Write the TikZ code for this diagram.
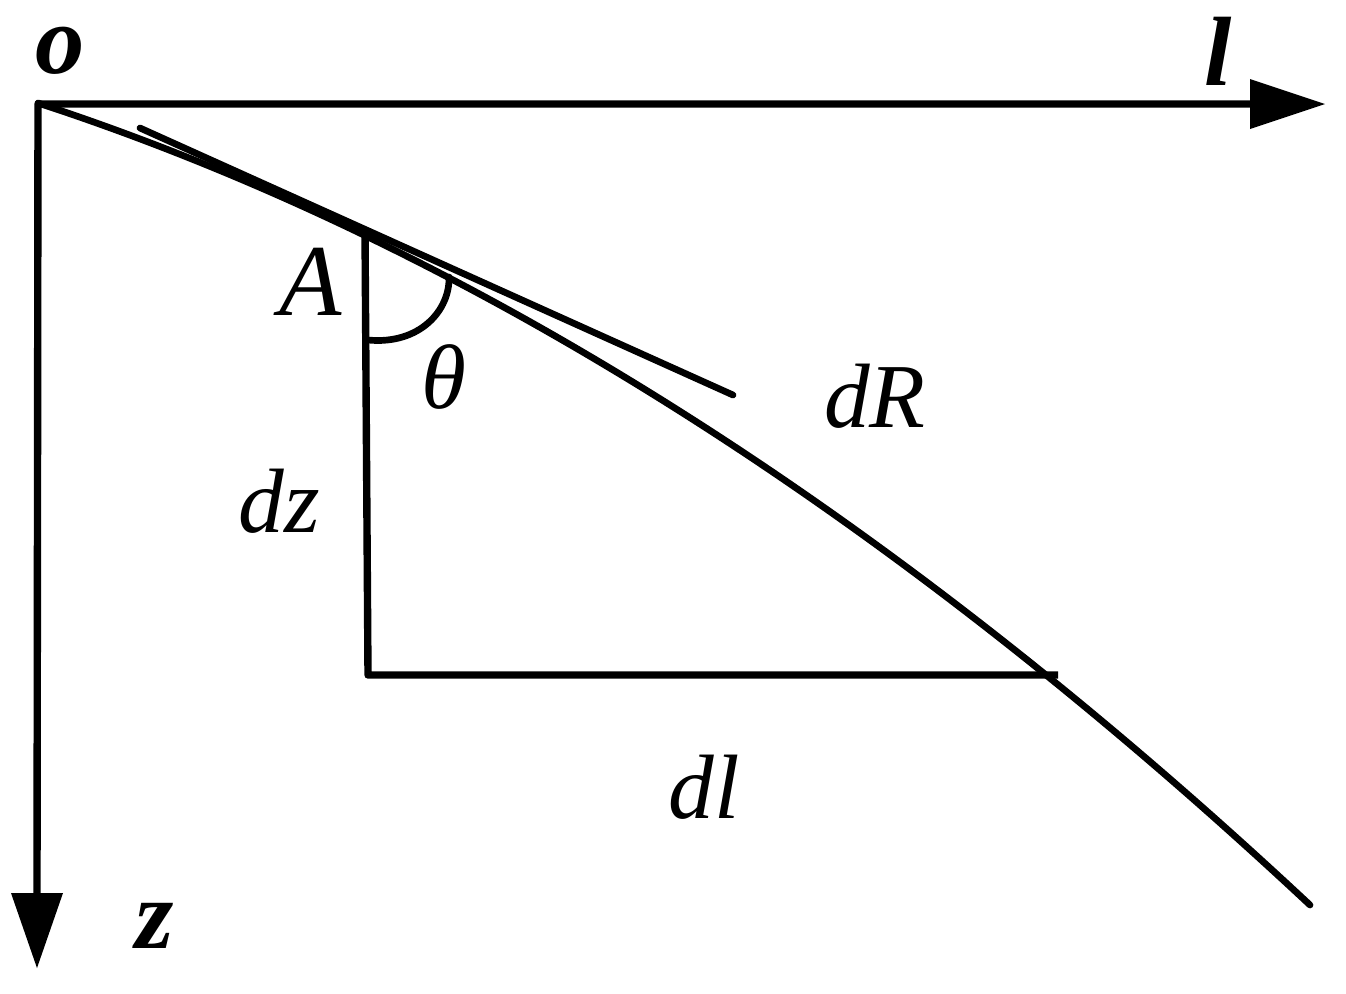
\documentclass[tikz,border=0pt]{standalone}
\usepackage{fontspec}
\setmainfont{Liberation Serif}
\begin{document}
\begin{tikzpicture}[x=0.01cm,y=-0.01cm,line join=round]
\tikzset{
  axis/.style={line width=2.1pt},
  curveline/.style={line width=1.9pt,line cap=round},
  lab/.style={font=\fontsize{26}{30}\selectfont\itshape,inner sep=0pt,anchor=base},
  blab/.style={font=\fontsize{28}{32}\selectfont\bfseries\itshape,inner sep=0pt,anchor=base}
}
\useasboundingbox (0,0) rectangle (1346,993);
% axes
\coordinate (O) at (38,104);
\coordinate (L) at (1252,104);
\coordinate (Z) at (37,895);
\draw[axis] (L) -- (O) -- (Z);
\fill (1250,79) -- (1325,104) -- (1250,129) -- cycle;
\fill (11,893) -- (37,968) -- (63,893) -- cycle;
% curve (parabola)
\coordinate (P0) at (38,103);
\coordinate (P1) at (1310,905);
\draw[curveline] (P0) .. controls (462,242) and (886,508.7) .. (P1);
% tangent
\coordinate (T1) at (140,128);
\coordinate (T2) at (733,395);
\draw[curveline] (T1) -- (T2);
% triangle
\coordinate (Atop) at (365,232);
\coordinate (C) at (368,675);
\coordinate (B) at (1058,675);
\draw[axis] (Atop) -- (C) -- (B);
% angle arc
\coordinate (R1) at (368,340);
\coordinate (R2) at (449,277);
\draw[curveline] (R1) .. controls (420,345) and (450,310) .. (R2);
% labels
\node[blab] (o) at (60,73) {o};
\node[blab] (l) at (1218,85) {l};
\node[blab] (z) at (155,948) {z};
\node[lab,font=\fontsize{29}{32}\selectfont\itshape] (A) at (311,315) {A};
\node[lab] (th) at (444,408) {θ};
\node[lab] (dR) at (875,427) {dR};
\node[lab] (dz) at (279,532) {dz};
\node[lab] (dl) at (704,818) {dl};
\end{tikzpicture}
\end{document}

::::

Task objective:
Reproduce every line exactly and omit all pictures.

Answer in full:
Write the TikZ code for this diagram.
\documentclass[tikz,border=0pt]{standalone}
\usepackage{fontspec}
\setmainfont{Liberation Serif}
\begin{document}
\begin{tikzpicture}[x=0.01cm,y=-0.01cm,line join=round]
\tikzset{
  axis/.style={line width=2.1pt},
  curveline/.style={line width=1.9pt,line cap=round},
  lab/.style={font=\fontsize{26}{30}\selectfont\itshape,inner sep=0pt,anchor=base},
  blab/.style={font=\fontsize{28}{32}\selectfont\bfseries\itshape,inner sep=0pt,anchor=base}
}
\useasboundingbox (0,0) rectangle (1346,993);
% axes
\coordinate (O) at (38,104);
\coordinate (L) at (1252,104);
\coordinate (Z) at (37,895);
\draw[axis] (L) -- (O) -- (Z);
\fill (1250,79) -- (1325,104) -- (1250,129) -- cycle;
\fill (11,893) -- (37,968) -- (63,893) -- cycle;
% curve (parabola)
\coordinate (P0) at (38,103);
\coordinate (P1) at (1310,905);
\draw[curveline] (P0) .. controls (462,242) and (886,508.7) .. (P1);
% tangent
\coordinate (T1) at (140,128);
\coordinate (T2) at (733,395);
\draw[curveline] (T1) -- (T2);
% triangle
\coordinate (Atop) at (365,232);
\coordinate (C) at (368,675);
\coordinate (B) at (1058,675);
\draw[axis] (Atop) -- (C) -- (B);
% angle arc
\coordinate (R1) at (368,340);
\coordinate (R2) at (449,277);
\draw[curveline] (R1) .. controls (420,345) and (450,310) .. (R2);
% labels
\node[blab] (o) at (60,73) {o};
\node[blab] (l) at (1218,85) {l};
\node[blab] (z) at (155,948) {z};
\node[lab,font=\fontsize{29}{32}\selectfont\itshape] (A) at (311,315) {A};
\node[lab] (th) at (444,408) {θ};
\node[lab] (dR) at (875,427) {dR};
\node[lab] (dz) at (279,532) {dz};
\node[lab] (dl) at (704,818) {dl};
\end{tikzpicture}
\end{document}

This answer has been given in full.